High-quality GaN films grown on chemical vapor-deposited graphene films

We report the growth of high-quality GaN films on large-size graphene films for visible light-emitting diodes (LEDs). The graphene films were synthesized by chemical vapor deposition and then transferred onto amorphous silica (SiO2) substrates that do not have an epitaxial relationship with GaN. Before growing the high-quality GaN thin films, ZnO nanowalls were grown on the graphene films as an intermediate layer. The structural and optical characteristics of the GaN films were investigated, and the films exhibited stimulated emission even at room temperature, a highly c-axis-oriented crystal structure, and a preferred in-plane orientation. Visible LEDs that emitted strong electroluminescence under room illumination were fabricated using the GaN thin films. Transparent light emitters are of considerable interest for lighting applications or as displays in flat screens or mobile phones. However, existing transparent light emitters made from organic materials typically do not have light-emission efficiencies that match those of conventional semiconductors. Gyu-Chul Yi and colleagues from Seoul National University have now constructed a system based on a glass-bound layer of the semiconductor gallium nitride — which has been grown on a layer of graphene - that offers a solution to this problem.
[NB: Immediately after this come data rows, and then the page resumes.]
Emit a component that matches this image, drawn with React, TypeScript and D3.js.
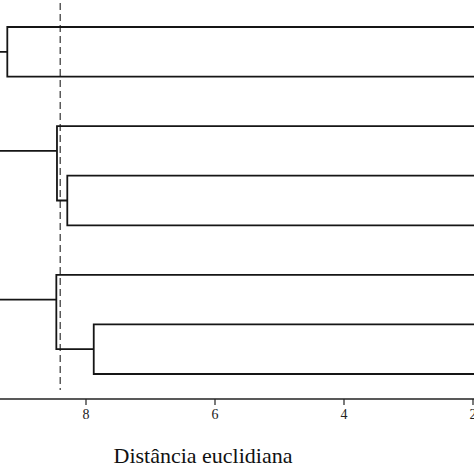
import React from "react";
import * as d3 from "d3";

// Leaves in display order (top to bottom)
const leafNames = ["1", "2", "3", "4", "5", "6", "7", "8"];
// hclust-style merges: negative = leaf (1-based), positive = earlier merge (1-based)
const mergeLeft = [-1, -4, -3, -7, -6, 3, 1];
const mergeRight = [-2, -5, 2, -8, 4, 5, 6];
const mergeHeight = [9.22, 8.29, 8.45, 7.88, 8.46, 10.5, 11.5];
const cutHeight = 8.4;
const tickValues = [8, 6, 4, 2];
const axisTitle = "Distância euclidiana";

const W = 474;
const H = 474;

export default function App() {
  const x = d3.scaleLinear().domain([8, 2]).range([86, 473]);
  const y = d3.scalePoint<string>().domain(leafNames).range([27, 374]);

  const nodeLeaves: string[][] = [];
  const leavesOf = (id: number): string[] =>
    id < 0 ? [leafNames[-id - 1]] : nodeLeaves[id - 1];
  mergeLeft.forEach((l, i) => {
    nodeLeaves[i] = [...leavesOf(l), ...leavesOf(mergeRight[i])];
  });
  const stemY = (id: number): number => {
    if (id < 0) return y(leafNames[-id - 1])!;
    const lv = nodeLeaves[id - 1];
    return (y(lv[0])! + y(lv[1])!) / 2;
  };
  const stemX = (id: number): number =>
    id < 0 ? x(0) : x(mergeHeight[id - 1]);

  const paths: string[] = [];
  mergeLeft.forEach((l, i) => {
    const r = mergeRight[i];
    const hx = x(mergeHeight[i]);
    const p = d3.path();
    p.moveTo(stemX(l), stemY(l));
    p.lineTo(hx, stemY(l));
    p.lineTo(hx, stemY(r));
    p.lineTo(stemX(r), stemY(r));
    paths.push(p.toString());
  });

  const axisY = 399;

  return (
    <svg
      width={W}
      height={H}
      style={{ position: "absolute", left: 0, top: 0, background: "#fff" }}
    >
      <rect x={0} y={0} width={W} height={H} fill="#fff" />
      <line
        x1={x(cutHeight)}
        x2={x(cutHeight)}
        y1={3}
        y2={390}
        stroke="#333"
        strokeWidth={1.2}
        strokeDasharray="7,4"
      />
      {paths.map((d, i) => (
        <path key={i} d={d} fill="none" stroke="#151515" strokeWidth={1.8} />
      ))}
      <line x1={0} x2={W} y1={axisY} y2={axisY} stroke="#222" strokeWidth={1.4} />
      {tickValues.map((t) => (
        <g key={t}>
          <line x1={x(t)} x2={x(t)} y1={axisY} y2={axisY + 6} stroke="#222" strokeWidth={1.2} />
          <text
            x={x(t)}
            y={axisY + 20}
            textAnchor="middle"
            fontFamily="Liberation Serif, Times New Roman, serif"
            fontSize={14}
            fill="#222"
          >
            {t}
          </text>
        </g>
      ))}
      <text
        x={203}
        y={463}
        textAnchor="middle"
        fontFamily="Liberation Serif, Times New Roman, serif"
        fontSize={22}
        fill="#111"
      >
        {axisTitle}
      </text>
    </svg>
  );
}
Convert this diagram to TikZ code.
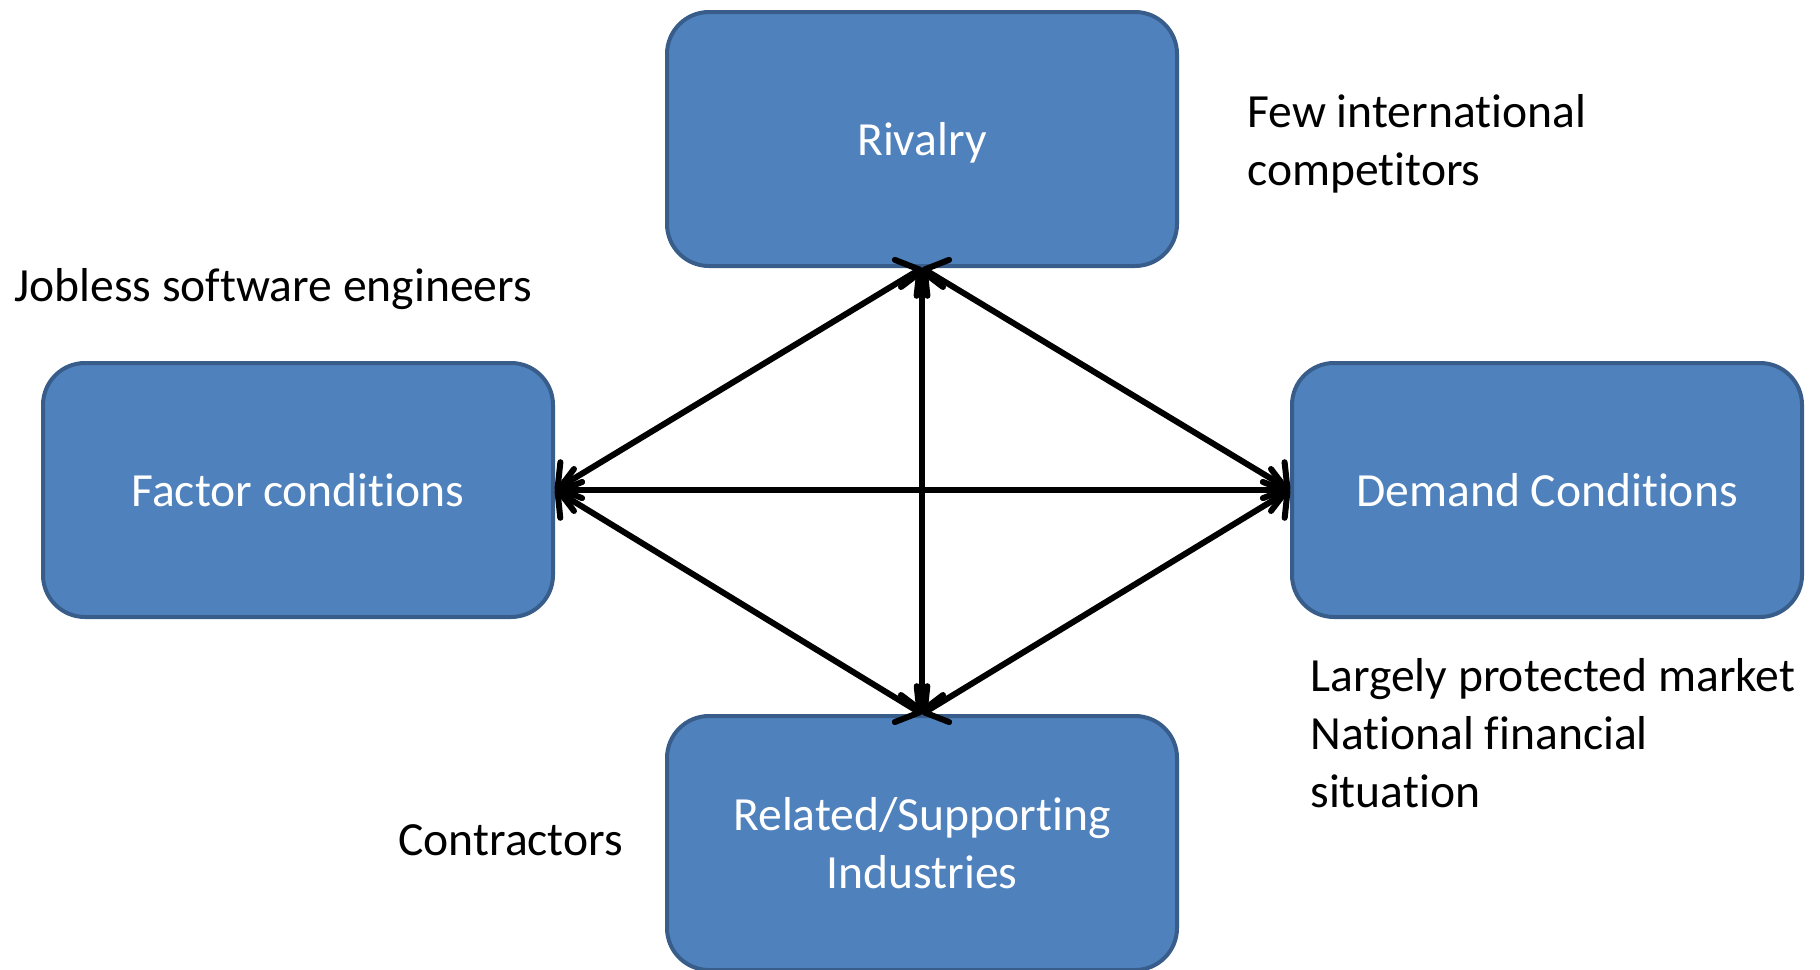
\documentclass[tikz,border=0pt]{standalone}
\usepackage{fontspec}
\setmainfont{Carlito}[RawFeature={-liga;-clig;-calt;-dlig}]
\usetikzlibrary{arrows.meta}
\definecolor{boxfill}{HTML}{4F81BD}
\definecolor{boxline}{HTML}{385D8A}
\begin{document}
\begin{tikzpicture}[x=0.5pt,y=-0.5pt,
  font=\fontsize{23.8pt}{29pt}\selectfont,
  force/.style={rectangle,rounded corners=21pt,fill=boxfill,draw=boxline,
    line width=2pt,minimum width=255pt,minimum height=127pt,
    text=white,align=center,inner sep=0pt},
  note/.style={anchor=west,align=left,inner sep=0pt,text=black},
  link/.style={line width=3pt,
    {Straight Barb[length=8pt,width=21pt,round]}-{Straight Barb[length=8pt,width=21pt,round]}}]
\useasboundingbox (0,0) rectangle (1820,969);

% the four determinants
\node[force] (riv) at (922,139) {\raisebox{-1.8pt}[\height][\depth]{Rivalry}};
\node[force] (fac) at (298,490) {Factor conditions};
\node[force] (dem) at (1547,490) {Demand Conditions};
\node[force] (rel) at (922,843) {Related/Supporting\\Industries};

% connections between every pair
\draw[link] (riv.south) -- (fac.east);
\draw[link] (riv.south) -- (dem.west);
\draw[link] (riv.south) -- (rel.north);
\draw[link] (fac.east) -- (dem.west);
\draw[link] (fac.east) -- (rel.north);
\draw[link] (dem.west) -- (rel.north);

% notes
\node[note] (nriv) at (1247,144) {Few international\\competitors};
\node[note] (nfac) at (14,289) {Jobless software engineers};
\node[note] (ndem) at (1310,733) {Largely protected market\\National financial\\situation};
\node[note] (nrel) at (398,840) {Contractors};
\end{tikzpicture}
\end{document}
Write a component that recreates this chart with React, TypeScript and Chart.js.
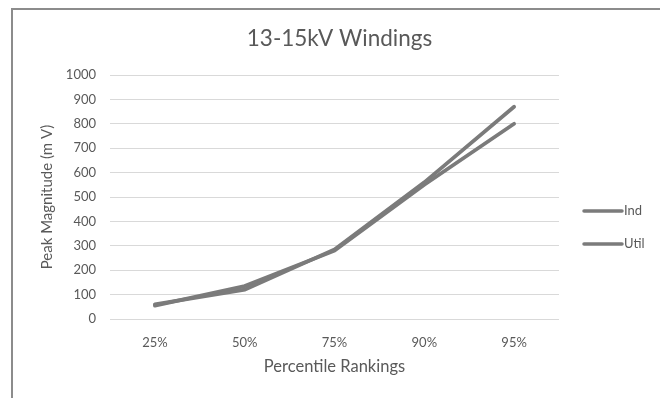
import React, { useEffect, useRef } from "react";
import { Chart, registerables } from "chart.js";

Chart.register(...registerables);

const categories = ["25%", "50%", "75%", "90%", "95%"];
const indValues = [60, 120, 285, 560, 870];
const utilValues = [55, 135, 280, 550, 800];
const yTicks = [0, 100, 200, 300, 400, 500, 600, 700, 800, 900, 1000];

const FONT = "Lato, 'Open Sans', sans-serif";
const TEXT = "#595959";
const LINE = "#7b7b7b";

// Legend drawn to the right of the plot: a short thick line followed by the series name
const sideLegend = {
  id: "sideLegend",
  afterDraw(chart: any) {
    const { ctx } = chart;
    const x0 = chart.chartArea.right + 25;
    const rows = [201, 234];
    ctx.save();
    chart.data.datasets.forEach((ds: any, i: number) => {
      const y = rows[i];
      ctx.strokeStyle = ds.borderColor;
      ctx.lineWidth = 3.5;
      ctx.lineCap = "round";
      ctx.beginPath();
      ctx.moveTo(x0, y);
      ctx.lineTo(x0 + 38, y);
      ctx.stroke();
      ctx.fillStyle = TEXT;
      ctx.font = `13px ${FONT}`;
      ctx.textBaseline = "middle";
      ctx.textAlign = "left";
      ctx.fillText(ds.label, x0 + 40, y);
    });
    ctx.restore();
  },
};

export default function App() {
  const canvasRef = useRef<HTMLCanvasElement | null>(null);

  useEffect(() => {
    if (!canvasRef.current) return;
    const chart = new Chart(canvasRef.current, {
      type: "line",
      data: {
        labels: categories,
        datasets: [
          {
            label: "Ind",
            data: indValues,
            borderColor: LINE,
            backgroundColor: LINE,
            borderWidth: 3.8,
            pointRadius: 0,
            tension: 0,
            borderCapStyle: "round",
          },
          {
            label: "Util",
            data: utilValues,
            borderColor: LINE,
            backgroundColor: LINE,
            borderWidth: 3.8,
            pointRadius: 0,
            tension: 0,
            borderCapStyle: "round",
          },
        ],
      },
      options: {
        responsive: false,
        animation: false,
        layout: { padding: 0 },
        plugins: {
          legend: { display: false },
          tooltip: { enabled: false },
          title: {
            display: true,
            text: "13-15kV Windings",
            color: TEXT,
            font: { family: FONT, size: 22.5, weight: "normal" },
            padding: { top: 15, bottom: 23 },
          },
        },
        scales: {
          x: {
            offset: true,
            grid: { display: false, drawTicks: false },
            border: { display: false },
            ticks: {
              color: TEXT,
              font: { family: FONT, size: 13 },
              padding: 16,
              maxRotation: 0,
            },
            title: {
              display: true,
              text: "Percentile Rankings",
              color: TEXT,
              font: { family: FONT, size: 16.5 },
              padding: { top: 0, bottom: 29 },
            },
            afterFit(scale: any) {
              scale.height = 87;
            },
          },
          y: {
            min: 0,
            max: 1000,
            afterBuildTicks(scale: any) {
              scale.ticks = yTicks.map((v) => ({ value: v }));
            },
            grid: { color: "#d9d9d9", lineWidth: 1, drawTicks: false },
            border: { display: false },
            ticks: {
              color: TEXT,
              font: { family: FONT, size: 13 },
              padding: 14,
              callback: (v: any) => String(v),
            },
            title: {
              display: true,
              text: "Peak Magnitude (m V)",
              color: TEXT,
              font: { family: FONT, size: 15 },
              padding: { top: 25, bottom: 0 },
            },
            afterFit(scale: any) {
              scale.width = 97;
            },
          },
          // empty right-hand band that leaves room for the legend
          legendSpace: {
            type: "linear",
            position: "right",
            grid: { display: false, drawTicks: false },
            border: { display: false },
            ticks: { display: false },
            afterFit(scale: any) {
              scale.width = 107;
            },
          },
        },
      },
      plugins: [sideLegend],
    });
    return () => chart.destroy();
  }, []);

  return (
    <div
      style={{
        marginLeft: 3,
        width: 653,
        height: 400,
        border: "2px solid #8c8c8c",
        background: "#fff",
        overflow: "hidden",
      }}
    >
      <canvas ref={canvasRef} width={653} height={396} style={{ display: "block" }} />
    </div>
  );
}
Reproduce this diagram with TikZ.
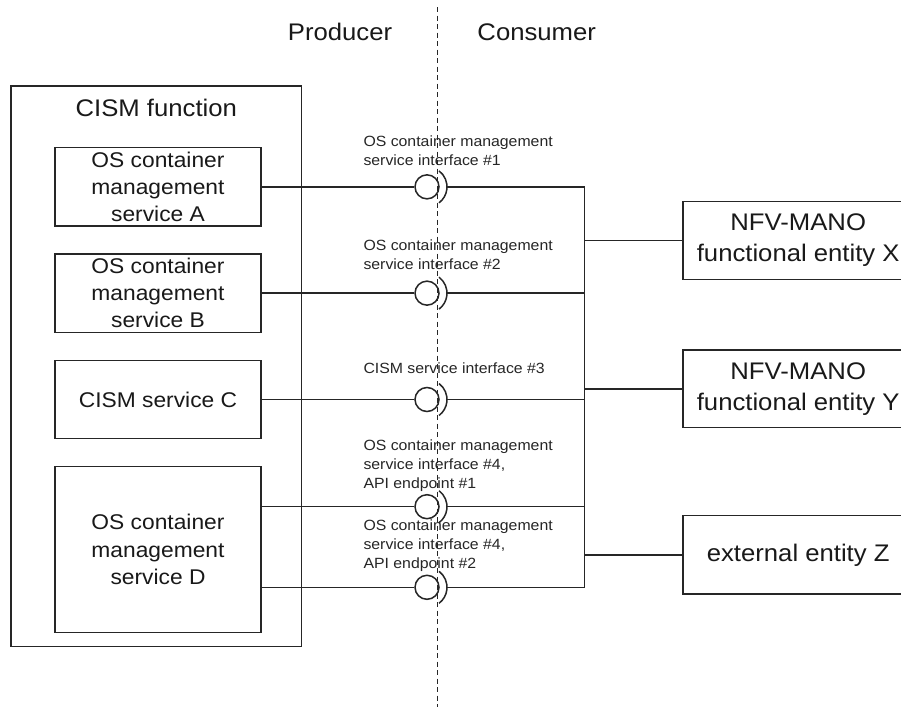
\documentclass[tikz,border=0pt]{standalone}
\usepackage{fontspec}
\setmainfont[FakeStretch=1.07]{Liberation Sans}
\begin{document}
\begin{tikzpicture}[x=1pt,y=-1pt,
  line/.style={draw=black!85,line width=1.5pt},
  outerbox/.style={draw=black!85,line width=1.5pt,inner sep=0pt},
  svcbox/.style={draw=black!85,line width=1.5pt,inner sep=0pt,align=center,
    minimum width=206pt,font=\fontsize{21.3}{27.2}\selectfont,text=black!90},
  entbox/.style={draw=black!85,line width=1.5pt,inner sep=0pt,align=center,
    minimum width=230pt,font=\fontsize{24}{31}\selectfont,text=black!90},
  ball/.style={circle,draw=black!85,line width=1.5pt,minimum size=24pt,inner sep=0pt,fill=white},
  iflabel/.style={anchor=south west,align=left,inner sep=0pt,text depth=0pt,
    font=\fontsize{14.8}{19}\selectfont,text=black!85},
  header/.style={anchor=base,inner sep=0pt,font=\fontsize{24}{28}\selectfont,text=black!90},
  divider/.style={draw=black!85,line width=1.2pt,dash pattern=on 5pt off 3.5pt}]
\useasboundingbox (0,0) rectangle (901,707);
\clip (0,0) rectangle (901,707);
\fill[white] (0,0) rectangle (901,707);

% producer / consumer headings
\node[header] (prod) at (340,40) {Producer};
\node[header] (cons) at (536.7,40) {Consumer};

% CISM function with its services
\node[outerbox,minimum width=290.7pt,minimum height=560.7pt] (cism) at (156.35,366.35) {};
\node[header] (cismtitle) at (156.3,116.7) {CISM function};
\node[svcbox,minimum height=78.3pt] (A) at (158,186.85) {OS container\\management\\service A};
\node[svcbox,minimum height=78.3pt] (B) at (158,293.15) {OS container\\management\\service B};
\node[svcbox,minimum height=77.6pt] (C) at (158,399.5) {CISM service C};
\node[svcbox,minimum height=165.6pt] (D) at (158,549.5) {OS container\\management\\service D};

% consuming entities
\node[entbox,minimum height=77.6pt] (X) at (798.2,240.5) {NFV-MANO\\functional entity X};
\node[entbox,minimum height=77.7pt] (Y) at (798.2,388.85) {NFV-MANO\\functional entity Y};
\node[entbox,minimum height=78.3pt] (Z) at (798.2,554.85) {external entity Z};

% provided interfaces (ball) and required sockets
\node[ball] (b1) at (427,186.85) {};
\node[ball] (b2) at (427,293.15) {};
\node[ball] (b3) at (427,399.5) {};
\node[ball] (b4) at (427,506.7) {};
\node[ball] (b5) at (427,587.3) {};
\foreach \i in {1,...,5}{
  \coordinate (s\i) at ([xshift=20pt]b\i.center);
  \draw[line] ([shift={(53:20pt)}]b\i.center) arc[start angle=53,end angle=-53,radius=20pt];
}

% bus on the consumer side
\coordinate (j1) at (584.5,186.85);
\coordinate (j2) at (584.5,293.15);
\coordinate (j3) at (584.5,399.5);
\coordinate (j4) at (584.5,506.7);
\coordinate (j5) at (584.5,587.3);
\coordinate (jx) at (584.5,240.5);
\coordinate (jy) at (584.5,388.85);
\coordinate (jz) at (584.5,554.85);

% producer side connectors
\draw[line] (A.east) -- (b1.west);
\draw[line] (B.east) -- (b2.west);
\draw[line] (C.east) -- (b3.west);
\draw[line] (D.east |- b4.west) -- (b4.west);
\draw[line] (D.east |- b5.west) -- (b5.west);

% consumer side connectors
\foreach \i in {1,...,5}{ \draw[line] (s\i) -- (j\i); }
\draw[line] (j1) -- (j5);
\draw[line] (jx) -- (X.west);
\draw[line] (jy) -- (Y.west);
\draw[line] (jz) -- (Z.west);

% interface labels
\node[iflabel] (l1) at (363.3,166) {OS container management\\service interface \#1};
\node[iflabel] (l2) at (363.3,270) {OS container management\\service interface \#2};
\node[iflabel] (l3) at (363.3,374) {CISM service interface \#3};
\node[iflabel] (l4) at (363.3,488.3) {OS container management\\service interface \#4,\\API endpoint \#1};
\node[iflabel] (l5) at (363.3,568.3) {OS container management\\service interface \#4,\\API endpoint \#2};

% producer / consumer boundary
\coordinate (dtop) at (437.7,7);
\coordinate (dbot) at (437.7,707);
\draw[divider] (dtop) -- (dbot);
\end{tikzpicture}
\end{document}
Gallium nitride is well-known from its use in blue light-emitting diodes, but its growth on transparent substrates such as glass has been challenging due to surface mismatches at the atomic level. If graphene, an atomically thin sheet of carbon atoms, is used as a buffer on top of the glass the quality of the films increases markedly. This makes possible efficient light emission, promising applications for transparent displays made from semiconductors. We demonstrate the growth of high-quality GaN films with flat surface and uniform morphology on large-scale polycrystalline chemical vapor-deposited graphene films. The films exhibit stimulated emission even at room temperature, a highly c-axis-oriented crystal structure, and a preferred in-plane orientation. Furthermore, the GaN films grown on the graphene films can be used for fabrication of blue and green light-emitting diodes.